The new LinkedIn Pulse feature allows you to post content to LinkedIn. This is a relatively new feature by LinkedIn and likely due to gradual move over to becoming a content platform like Facebook.
When you write a post on Pulse, all of your connections see it. Be sure to add a call to action to your posts to view your site (So you can retarget them on Facebook) or to sign up to your email list. Here's an example post I did to test the ROI of LinkedIn marketing.
And when you publish an article, all of your connections get a notification like this:
Top Tip: People do not sit and interact on LinkedIn for hours. Use it as a platform to display content that drives people to your email list. If you get an opt-in, you can interact with people in future. Unlike Facebook, the majority will not be on LinkedIn every day.
How to Get More YouTube Subscribers
YouTube is a search engine. People go to YouTube to find out how to do stuff. You can also build a following using YouTube with your own TV channel, but initially people will likely find you through search.
To maximise the benefit you get from YouTube, create content that people are searching for. Answer the questions that people have, with links to your website or email list.
Use our handy guide: How to Get More YouTube Visitors
YouTube videos do not need to be professionally edited. You’ll do better posting 10 iPhone selfie videos than you will spending the same amount of time editing 1 video to be ‘perfect’. People want to connect with people…not media production companies. Make it watchable, eliminate background noise, but remember that finished is better than perfect.

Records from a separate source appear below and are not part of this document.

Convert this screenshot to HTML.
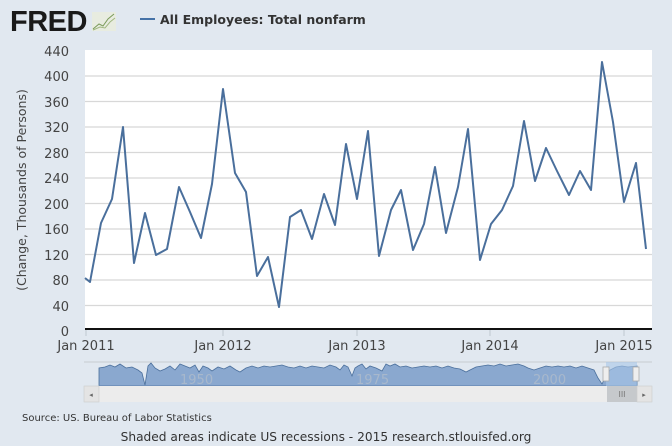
<!DOCTYPE html>
<html><head><meta charset="utf-8"><style>
html,body{margin:0;padding:0;}
body{width:672px;height:446px;background:#e1e8f0;overflow:hidden;font-family:"DejaVu Sans","Liberation Sans",sans-serif;}
</style></head><body>
<svg width="672" height="446" xmlns="http://www.w3.org/2000/svg" style="position:absolute;left:0;top:0">
<rect x="0" y="0" width="672" height="446" fill="#e1e8f0"/>
<text x="10" y="31" font-family="Liberation Sans, sans-serif" font-weight="bold" font-size="29" fill="#1a1a1a" letter-spacing="-0.5">FRED</text>
<rect x="92" y="12" width="24" height="19" fill="#e8ece0"/>
<polyline points="93,29 99,24 103,26 108,19 114,14" fill="none" stroke="#7a9a5a" stroke-width="1"/>
<polyline points="93,30 100,27 105,28 110,22 115,18" fill="none" stroke="#a0b880" stroke-width="1"/>
<line x1="140" y1="19" x2="155" y2="19" stroke="#4572a7" stroke-width="2"/>
<text x="160" y="24" font-size="12.5" font-weight="bold" fill="#333">All Employees: Total nonfarm</text>
<rect x="85" y="50" width="567" height="280" fill="#fff"/>
<g stroke="#d8d8d8" stroke-width="1.2">
<line x1="85" y1="76" x2="652" y2="76"/><line x1="85" y1="101.5" x2="652" y2="101.5"/>
<line x1="85" y1="127" x2="652" y2="127"/><line x1="85" y1="152.5" x2="652" y2="152.5"/>
<line x1="85" y1="178" x2="652" y2="178"/><line x1="85" y1="203.5" x2="652" y2="203.5"/>
<line x1="85" y1="229" x2="652" y2="229"/><line x1="85" y1="254.5" x2="652" y2="254.5"/>
<line x1="85" y1="280" x2="652" y2="280"/><line x1="85" y1="305.5" x2="652" y2="305.5"/>
</g>
<line x1="85" y1="329" x2="652" y2="329" stroke="#111" stroke-width="2"/>
<g stroke="#c0c8d0"><line x1="86" y1="330" x2="86" y2="336"/><line x1="223" y1="330" x2="223" y2="336"/><line x1="357" y1="330" x2="357" y2="336"/><line x1="490" y1="330" x2="490" y2="336"/><line x1="624" y1="330" x2="624" y2="336"/></g>
<polyline fill="none" stroke="#4a6f9c" stroke-width="2" stroke-linejoin="round" points="85,278 90,282 101,223 112,199 123,127 134,263 145,213 156,255 167,249 179,187 190,212 201,238 212,184 223,89 235,173 246,192 257,276 268,257 279,307 290,217 301,210 312,239 324,194 335,225 346,144 357,199 368,131 379,256 391,210 401,190 413,250 424,224 435,167 446,233 458,187 468,129 480,260 491,224 502,210 513,186 524,121 535,181 546,148 557,171 569,195 580,171 591,190 602,62 613,122 624,202 636,163 646,249"/>
<g font-size="13" fill="#444" text-anchor="end">
<text x="69" y="56">440</text><text x="69" y="81">400</text><text x="69" y="107">360</text><text x="69" y="132">320</text><text x="69" y="158">280</text><text x="69" y="183">240</text><text x="69" y="209">200</text><text x="69" y="234">160</text><text x="69" y="260">120</text><text x="69" y="285">80</text><text x="69" y="311">40</text><text x="69" y="336">0</text>
</g>
<text transform="translate(26,190) rotate(-90)" font-size="12.5" fill="#444" text-anchor="middle">(Change, Thousands of Persons)</text>
<g font-size="13" fill="#444" text-anchor="middle">
<text x="86" y="350">Jan 2011</text><text x="223" y="350">Jan 2012</text><text x="357" y="350">Jan 2013</text><text x="490" y="350">Jan 2014</text><text x="624" y="350">Jan 2015</text>
</g>
<line x1="84" y1="362" x2="652" y2="362" stroke="#c8ccd0"/>
<path fill="#8aa8cf" stroke="#4a6f9c" stroke-width="0.8" d="M99,386 L99,368 105,367 110,365 115,367 120,364 126,368 132,367 138,370 142,373 145,385 148,366 151,363 155,368 160,371 165,369 170,366 175,370 180,364 185,366 190,368 195,365 199,372 203,366 208,368 212,371 218,367 224,369 230,366 236,370 240,372 246,368 252,366 258,368 264,366 270,367 276,366 282,365 288,367 294,368 300,366 306,368 312,366 318,367 324,368 330,365 336,367 340,370 344,365 348,367 352,376 355,368 358,366 362,364 366,369 370,366 376,368 382,371 386,364 390,366 395,364 400,367 406,366 412,368 418,367 424,366 430,367 436,366 442,368 448,366 454,368 460,369 466,372 470,370 476,367 482,366 488,365 494,366 500,364 506,366 512,365 518,364 524,366 528,368 534,370 540,368 546,366 552,367 558,366 564,367 570,366 576,368 582,366 588,368 594,370 598,378 602,384 606,376 610,370 616,367 622,366 628,367 637,366 L637,386 Z"/>
<rect x="606" y="362" width="31" height="24" fill="#a9c6e8" opacity="0.6"/>
<rect x="603" y="367" width="6" height="14" fill="#eee" stroke="#aaa" stroke-width="0.8"/>
<rect x="633" y="367" width="6" height="14" fill="#eee" stroke="#aaa" stroke-width="0.8"/>
<rect x="84" y="386" width="568" height="16" fill="#ececec"/>
<rect x="84" y="386" width="15" height="16" fill="#e4e4e4" stroke="#ccc" stroke-width="0.6"/>
<text x="91" y="397" font-size="7" fill="#666" text-anchor="middle">◂</text>
<rect x="607" y="386" width="30" height="16" fill="#c6c9cc"/>
<text x="622" y="397" font-size="8" fill="#777" text-anchor="middle">III</text>
<rect x="637" y="386" width="15" height="16" fill="#e4e4e4" stroke="#ccc" stroke-width="0.6"/>
<text x="644" y="397" font-size="7" fill="#666" text-anchor="middle">▸</text>
<g font-size="13" fill="#a8b8cc"><text x="180" y="384">1950</text><text x="356" y="384">1975</text><text x="533" y="384">2000</text></g>
<text x="22" y="421" font-size="10" fill="#333">Source: US. Bureau of Labor Statistics</text>
<text x="326" y="441" font-size="12.2" fill="#333" text-anchor="middle">Shaded areas indicate US recessions - 2015 research.stlouisfed.org</text>
</svg>
</body></html>
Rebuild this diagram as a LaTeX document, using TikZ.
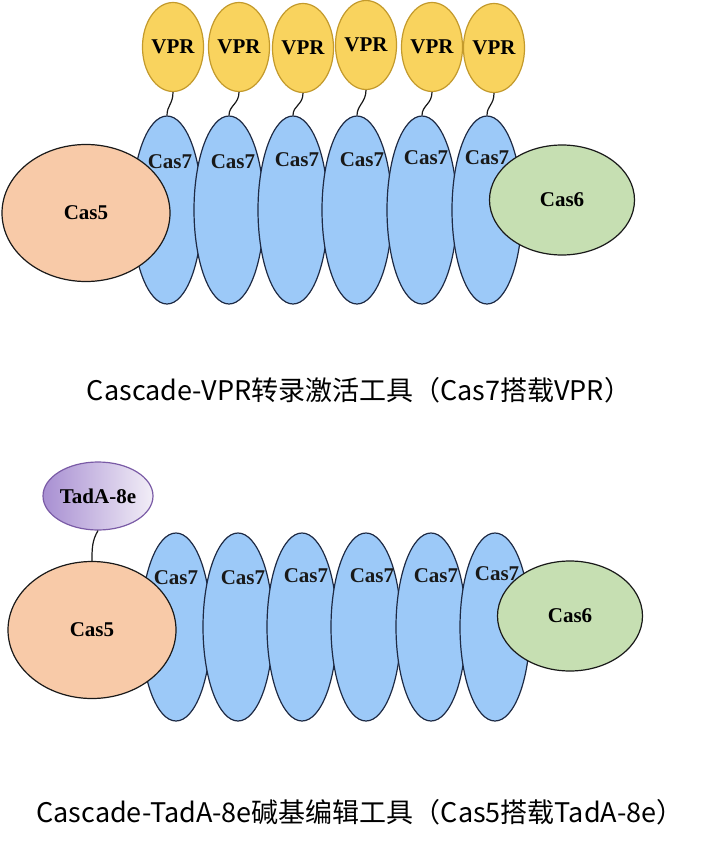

Top tip: Whenever anyone asks you a question, in person, online or in the pub – that is a potential YouTube video. If one person has that question, it is likely that many people have the same query…and are SEARCHING for an answer.
How to Get More Email Subscribers
People use email to communicate with people they know, and work with.
If you turn up in someone’s inbox, you have their undivided attention. You can only open 1 email at once.
The headline is where you battle for attention, so make your headlines are interesting, relevant and create curiosity. As soon as someone clicks, you have 100% of their attention, so you can go in to the meat of your message.
Make sure to write an email to subscribers in the same way you would to a friend. When was the last time your boss sent you an email full of pictures, with a banner headline and all sorts of colours in it?
Top Tip: The headline is the most important part of an email – curiosity is key. Once you have someone, just send a normal text email like you would if you were sending an email to one person. Pictures, banners and colours scream advert.
With all of these different channels, and each having their own style, it begs the question of whether you should be on every channel or not?
My opinion is that you should spend some time on all of them and then choose 1 or 2 main lead generation channels and 1 or 2 main conversion channels and master those. Don’t try and post to every single one forever. Don’t spread yourself too thin. Commit and go deep on your preferred channel.
Posting to 58 different social media channels might seem like a good idea because you’re getting your message out there, but remember the ultimate purpose. You want to generate business, and have enough time left over to actually do some delivery (training people).
The less time you can spend, while getting the greatest return, the better.